Start Data lines
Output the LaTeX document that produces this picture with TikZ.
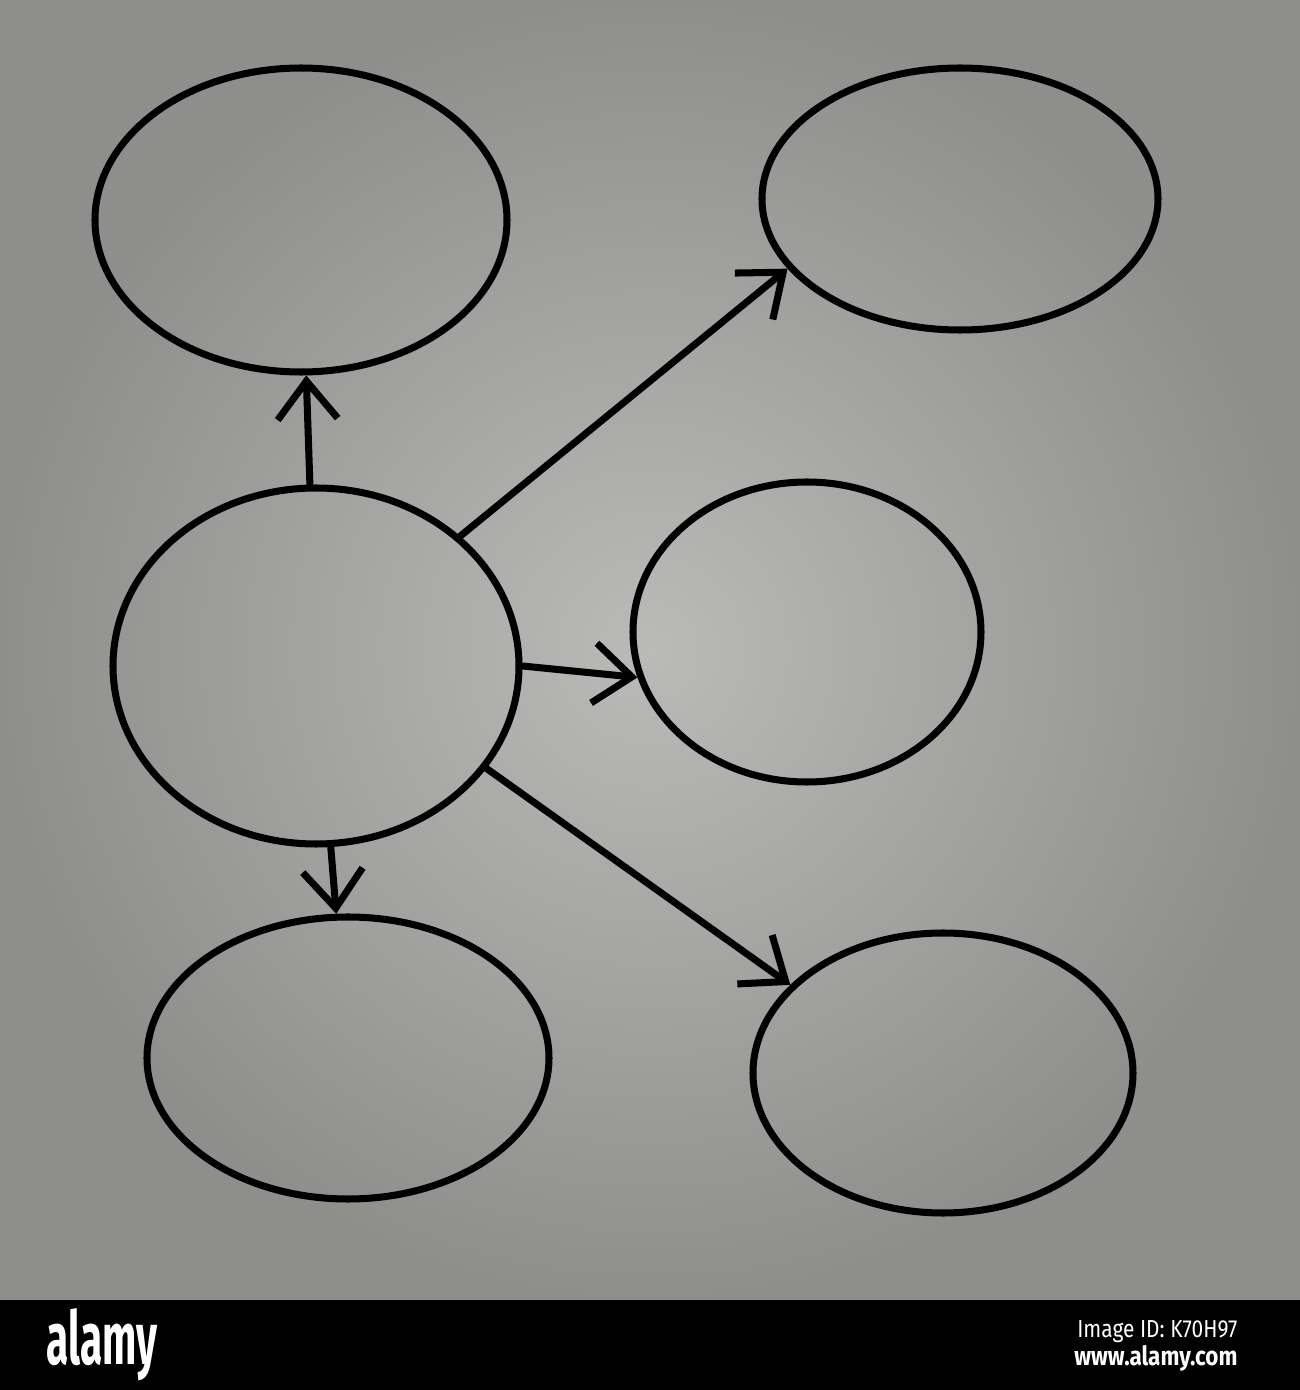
\documentclass[tikz,border=0pt]{standalone}
\usepackage{fontspec}
\setsansfont{Fira Sans}
\usetikzlibrary{shapes.geometric,arrows.meta}
\definecolor{wallgray}{RGB}{186,186,184}
\definecolor{walledge}{RGB}{142,142,140}
\begin{document}
\begin{tikzpicture}[scale=1,
    bubble/.style={ellipse,draw=black,line width=2pt,inner sep=0pt},
    link/.style={line width=2pt,line cap=round,-{Straight Barb[length=0.38cm,width=0.6cm,line width=2pt]}}]
    \useasboundingbox (0,0) rectangle (13,13.9);
    \shade[inner color=wallgray,outer color=walledge] (0,0.9) rectangle (13,13.9);
    \fill[black] (0,0) rectangle (13,0.9);
    \node[white,font=\sffamily\bfseries\fontsize{21}{21}\selectfont,xscale=0.55] (logo) at (1.02,0.45) {alamy};
    \node[white,font=\sffamily\fontsize{7}{7}\selectfont,xscale=0.85,anchor=east] (imgid) at (12.48,0.58) {Image ID: K70H97};
    \node[white,font=\sffamily\bfseries\fontsize{7.5}{7.5}\selectfont,xscale=0.85,anchor=east] (www) at (12.48,0.32) {www.alamy.com};
    \node[bubble,minimum width=4.12cm,minimum height=3.04cm] (tl) at (3.01,11.70) {};
    \node[bubble,minimum width=3.96cm,minimum height=2.62cm] (tr) at (9.60,11.91) {};
    \node[bubble,minimum width=4.06cm,minimum height=3.56cm] (hub) at (3.16,7.24) {};
    \node[bubble,minimum width=3.48cm,minimum height=3.00cm] (mr) at (8.07,7.58) {};
    \node[bubble,minimum width=4.02cm,minimum height=2.82cm] (bl) at (3.48,3.32) {};
    \node[bubble,minimum width=3.80cm,minimum height=2.80cm] (br) at (9.43,3.17) {};
    \draw[link] (hub) -- (tl);
    \draw[link] (hub.42) -- (tr.202);
    \draw[link] (hub.east) -- (mr.195);
    \draw[link] (hub) -- (bl);
    \draw[link] (hub.-31) -- (br.150);
\end{tikzpicture}
\end{document}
End Data lines
What the task asks
Write the listing out a second time exactly, dropping all images.

Expected answer
Output the LaTeX document that produces this picture with TikZ.
\documentclass[tikz,border=0pt]{standalone}
\usepackage{fontspec}
\setsansfont{Fira Sans}
\usetikzlibrary{shapes.geometric,arrows.meta}
\definecolor{wallgray}{RGB}{186,186,184}
\definecolor{walledge}{RGB}{142,142,140}
\begin{document}
\begin{tikzpicture}[scale=1,
    bubble/.style={ellipse,draw=black,line width=2pt,inner sep=0pt},
    link/.style={line width=2pt,line cap=round,-{Straight Barb[length=0.38cm,width=0.6cm,line width=2pt]}}]
    \useasboundingbox (0,0) rectangle (13,13.9);
    \shade[inner color=wallgray,outer color=walledge] (0,0.9) rectangle (13,13.9);
    \fill[black] (0,0) rectangle (13,0.9);
    \node[white,font=\sffamily\bfseries\fontsize{21}{21}\selectfont,xscale=0.55] (logo) at (1.02,0.45) {alamy};
    \node[white,font=\sffamily\fontsize{7}{7}\selectfont,xscale=0.85,anchor=east] (imgid) at (12.48,0.58) {Image ID: K70H97};
    \node[white,font=\sffamily\bfseries\fontsize{7.5}{7.5}\selectfont,xscale=0.85,anchor=east] (www) at (12.48,0.32) {www.alamy.com};
    \node[bubble,minimum width=4.12cm,minimum height=3.04cm] (tl) at (3.01,11.70) {};
    \node[bubble,minimum width=3.96cm,minimum height=2.62cm] (tr) at (9.60,11.91) {};
    \node[bubble,minimum width=4.06cm,minimum height=3.56cm] (hub) at (3.16,7.24) {};
    \node[bubble,minimum width=3.48cm,minimum height=3.00cm] (mr) at (8.07,7.58) {};
    \node[bubble,minimum width=4.02cm,minimum height=2.82cm] (bl) at (3.48,3.32) {};
    \node[bubble,minimum width=3.80cm,minimum height=2.80cm] (br) at (9.43,3.17) {};
    \draw[link] (hub) -- (tl);
    \draw[link] (hub.42) -- (tr.202);
    \draw[link] (hub.east) -- (mr.195);
    \draw[link] (hub) -- (bl);
    \draw[link] (hub.-31) -- (br.150);
\end{tikzpicture}
\end{document}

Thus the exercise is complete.